▶ _WHAT THE TASK REQUIRES_:
An exact copy of all the data is required, with pictures left out.

▶ _DATASET CONTENT_:
-- Start --

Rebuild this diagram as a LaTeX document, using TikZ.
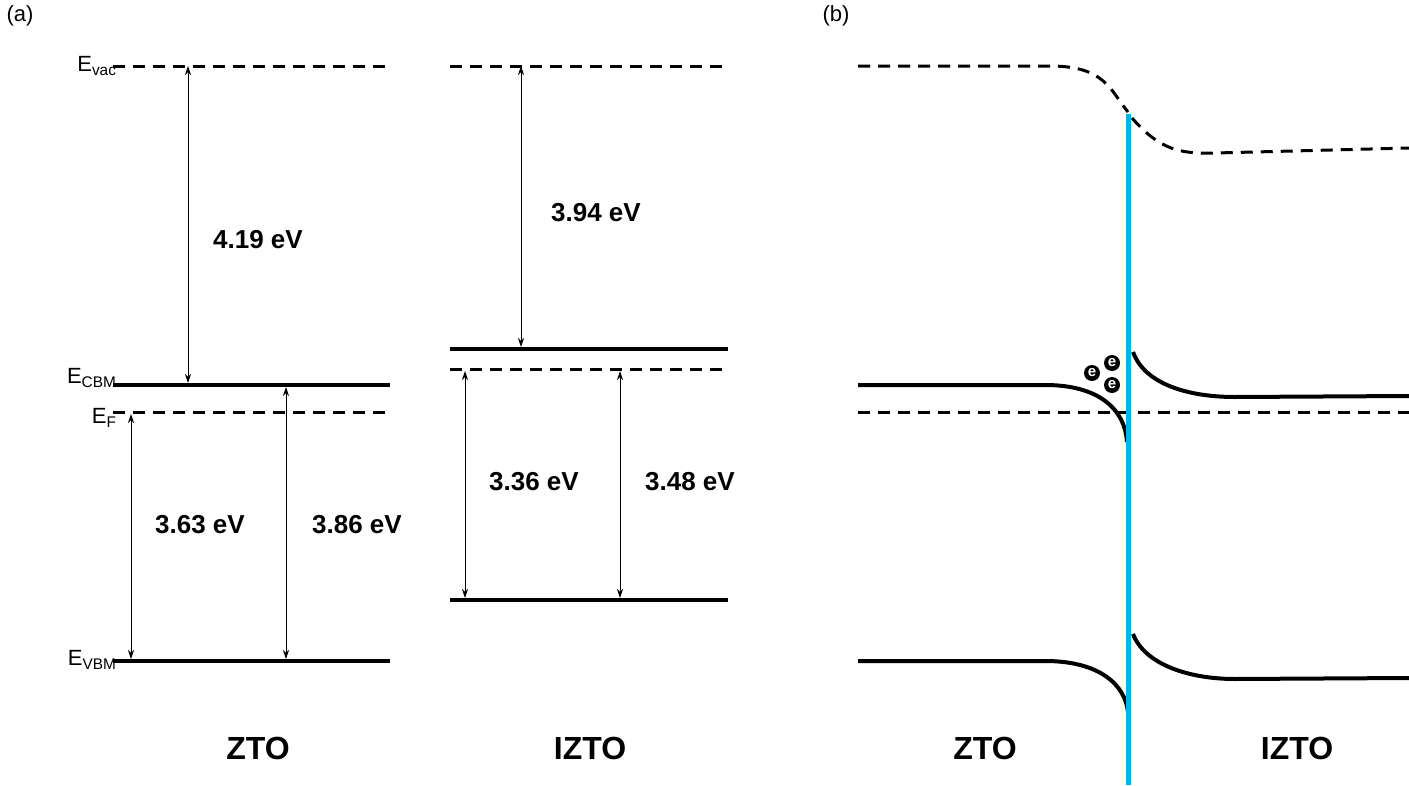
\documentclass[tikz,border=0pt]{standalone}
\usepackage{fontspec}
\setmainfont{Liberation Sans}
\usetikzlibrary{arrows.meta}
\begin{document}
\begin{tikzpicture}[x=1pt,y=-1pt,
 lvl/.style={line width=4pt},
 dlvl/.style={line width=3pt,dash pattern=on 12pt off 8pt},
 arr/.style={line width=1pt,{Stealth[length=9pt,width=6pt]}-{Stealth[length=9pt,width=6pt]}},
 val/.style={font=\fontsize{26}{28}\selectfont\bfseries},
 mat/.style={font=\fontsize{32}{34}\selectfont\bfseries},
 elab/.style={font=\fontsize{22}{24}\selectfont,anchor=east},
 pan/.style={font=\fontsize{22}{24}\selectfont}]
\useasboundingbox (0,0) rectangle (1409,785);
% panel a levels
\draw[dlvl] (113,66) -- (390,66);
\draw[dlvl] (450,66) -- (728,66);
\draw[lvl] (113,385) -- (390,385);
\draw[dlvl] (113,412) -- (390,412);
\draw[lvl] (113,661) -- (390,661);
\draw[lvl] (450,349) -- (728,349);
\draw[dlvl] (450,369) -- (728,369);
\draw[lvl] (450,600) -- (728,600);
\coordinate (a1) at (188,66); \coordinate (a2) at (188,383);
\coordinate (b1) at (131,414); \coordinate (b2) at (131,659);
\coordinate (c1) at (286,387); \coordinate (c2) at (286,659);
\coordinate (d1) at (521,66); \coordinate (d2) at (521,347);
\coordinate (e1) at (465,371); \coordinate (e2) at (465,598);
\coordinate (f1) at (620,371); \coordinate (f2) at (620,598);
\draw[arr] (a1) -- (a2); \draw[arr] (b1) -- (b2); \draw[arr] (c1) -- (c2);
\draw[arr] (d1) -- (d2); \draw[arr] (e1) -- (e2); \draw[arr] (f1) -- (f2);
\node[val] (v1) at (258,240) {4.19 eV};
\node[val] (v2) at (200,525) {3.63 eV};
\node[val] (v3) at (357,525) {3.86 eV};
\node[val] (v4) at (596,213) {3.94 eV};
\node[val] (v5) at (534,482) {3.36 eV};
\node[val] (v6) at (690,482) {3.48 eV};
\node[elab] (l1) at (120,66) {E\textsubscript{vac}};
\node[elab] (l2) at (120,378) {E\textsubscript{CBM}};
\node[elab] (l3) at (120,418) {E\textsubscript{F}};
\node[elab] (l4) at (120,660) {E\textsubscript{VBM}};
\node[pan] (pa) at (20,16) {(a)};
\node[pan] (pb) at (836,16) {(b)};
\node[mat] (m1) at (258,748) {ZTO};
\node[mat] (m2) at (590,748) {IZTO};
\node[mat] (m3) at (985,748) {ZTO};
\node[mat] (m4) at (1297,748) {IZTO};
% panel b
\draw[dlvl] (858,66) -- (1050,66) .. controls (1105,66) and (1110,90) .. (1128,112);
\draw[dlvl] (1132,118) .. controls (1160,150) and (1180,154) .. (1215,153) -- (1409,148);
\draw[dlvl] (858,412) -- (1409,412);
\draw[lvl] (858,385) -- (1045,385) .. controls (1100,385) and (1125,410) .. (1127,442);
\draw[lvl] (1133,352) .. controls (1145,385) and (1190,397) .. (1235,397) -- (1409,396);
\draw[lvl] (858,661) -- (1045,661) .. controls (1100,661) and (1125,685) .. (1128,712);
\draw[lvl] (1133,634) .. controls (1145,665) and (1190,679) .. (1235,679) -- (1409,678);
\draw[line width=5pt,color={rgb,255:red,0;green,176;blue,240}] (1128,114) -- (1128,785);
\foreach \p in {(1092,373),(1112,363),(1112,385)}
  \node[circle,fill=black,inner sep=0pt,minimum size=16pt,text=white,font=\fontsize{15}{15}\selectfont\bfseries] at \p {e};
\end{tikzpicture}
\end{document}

-- End --

▶ _RESULT OF THE EXERCISE_:
Rebuild this diagram as a LaTeX document, using TikZ.
\documentclass[tikz,border=0pt]{standalone}
\usepackage{fontspec}
\setmainfont{Liberation Sans}
\usetikzlibrary{arrows.meta}
\begin{document}
\begin{tikzpicture}[x=1pt,y=-1pt,
 lvl/.style={line width=4pt},
 dlvl/.style={line width=3pt,dash pattern=on 12pt off 8pt},
 arr/.style={line width=1pt,{Stealth[length=9pt,width=6pt]}-{Stealth[length=9pt,width=6pt]}},
 val/.style={font=\fontsize{26}{28}\selectfont\bfseries},
 mat/.style={font=\fontsize{32}{34}\selectfont\bfseries},
 elab/.style={font=\fontsize{22}{24}\selectfont,anchor=east},
 pan/.style={font=\fontsize{22}{24}\selectfont}]
\useasboundingbox (0,0) rectangle (1409,785);
% panel a levels
\draw[dlvl] (113,66) -- (390,66);
\draw[dlvl] (450,66) -- (728,66);
\draw[lvl] (113,385) -- (390,385);
\draw[dlvl] (113,412) -- (390,412);
\draw[lvl] (113,661) -- (390,661);
\draw[lvl] (450,349) -- (728,349);
\draw[dlvl] (450,369) -- (728,369);
\draw[lvl] (450,600) -- (728,600);
\coordinate (a1) at (188,66); \coordinate (a2) at (188,383);
\coordinate (b1) at (131,414); \coordinate (b2) at (131,659);
\coordinate (c1) at (286,387); \coordinate (c2) at (286,659);
\coordinate (d1) at (521,66); \coordinate (d2) at (521,347);
\coordinate (e1) at (465,371); \coordinate (e2) at (465,598);
\coordinate (f1) at (620,371); \coordinate (f2) at (620,598);
\draw[arr] (a1) -- (a2); \draw[arr] (b1) -- (b2); \draw[arr] (c1) -- (c2);
\draw[arr] (d1) -- (d2); \draw[arr] (e1) -- (e2); \draw[arr] (f1) -- (f2);
\node[val] (v1) at (258,240) {4.19 eV};
\node[val] (v2) at (200,525) {3.63 eV};
\node[val] (v3) at (357,525) {3.86 eV};
\node[val] (v4) at (596,213) {3.94 eV};
\node[val] (v5) at (534,482) {3.36 eV};
\node[val] (v6) at (690,482) {3.48 eV};
\node[elab] (l1) at (120,66) {E\textsubscript{vac}};
\node[elab] (l2) at (120,378) {E\textsubscript{CBM}};
\node[elab] (l3) at (120,418) {E\textsubscript{F}};
\node[elab] (l4) at (120,660) {E\textsubscript{VBM}};
\node[pan] (pa) at (20,16) {(a)};
\node[pan] (pb) at (836,16) {(b)};
\node[mat] (m1) at (258,748) {ZTO};
\node[mat] (m2) at (590,748) {IZTO};
\node[mat] (m3) at (985,748) {ZTO};
\node[mat] (m4) at (1297,748) {IZTO};
% panel b
\draw[dlvl] (858,66) -- (1050,66) .. controls (1105,66) and (1110,90) .. (1128,112);
\draw[dlvl] (1132,118) .. controls (1160,150) and (1180,154) .. (1215,153) -- (1409,148);
\draw[dlvl] (858,412) -- (1409,412);
\draw[lvl] (858,385) -- (1045,385) .. controls (1100,385) and (1125,410) .. (1127,442);
\draw[lvl] (1133,352) .. controls (1145,385) and (1190,397) .. (1235,397) -- (1409,396);
\draw[lvl] (858,661) -- (1045,661) .. controls (1100,661) and (1125,685) .. (1128,712);
\draw[lvl] (1133,634) .. controls (1145,665) and (1190,679) .. (1235,679) -- (1409,678);
\draw[line width=5pt,color={rgb,255:red,0;green,176;blue,240}] (1128,114) -- (1128,785);
\foreach \p in {(1092,373),(1112,363),(1112,385)}
  \node[circle,fill=black,inner sep=0pt,minimum size=16pt,text=white,font=\fontsize{15}{15}\selectfont\bfseries] at \p {e};
\end{tikzpicture}
\end{document}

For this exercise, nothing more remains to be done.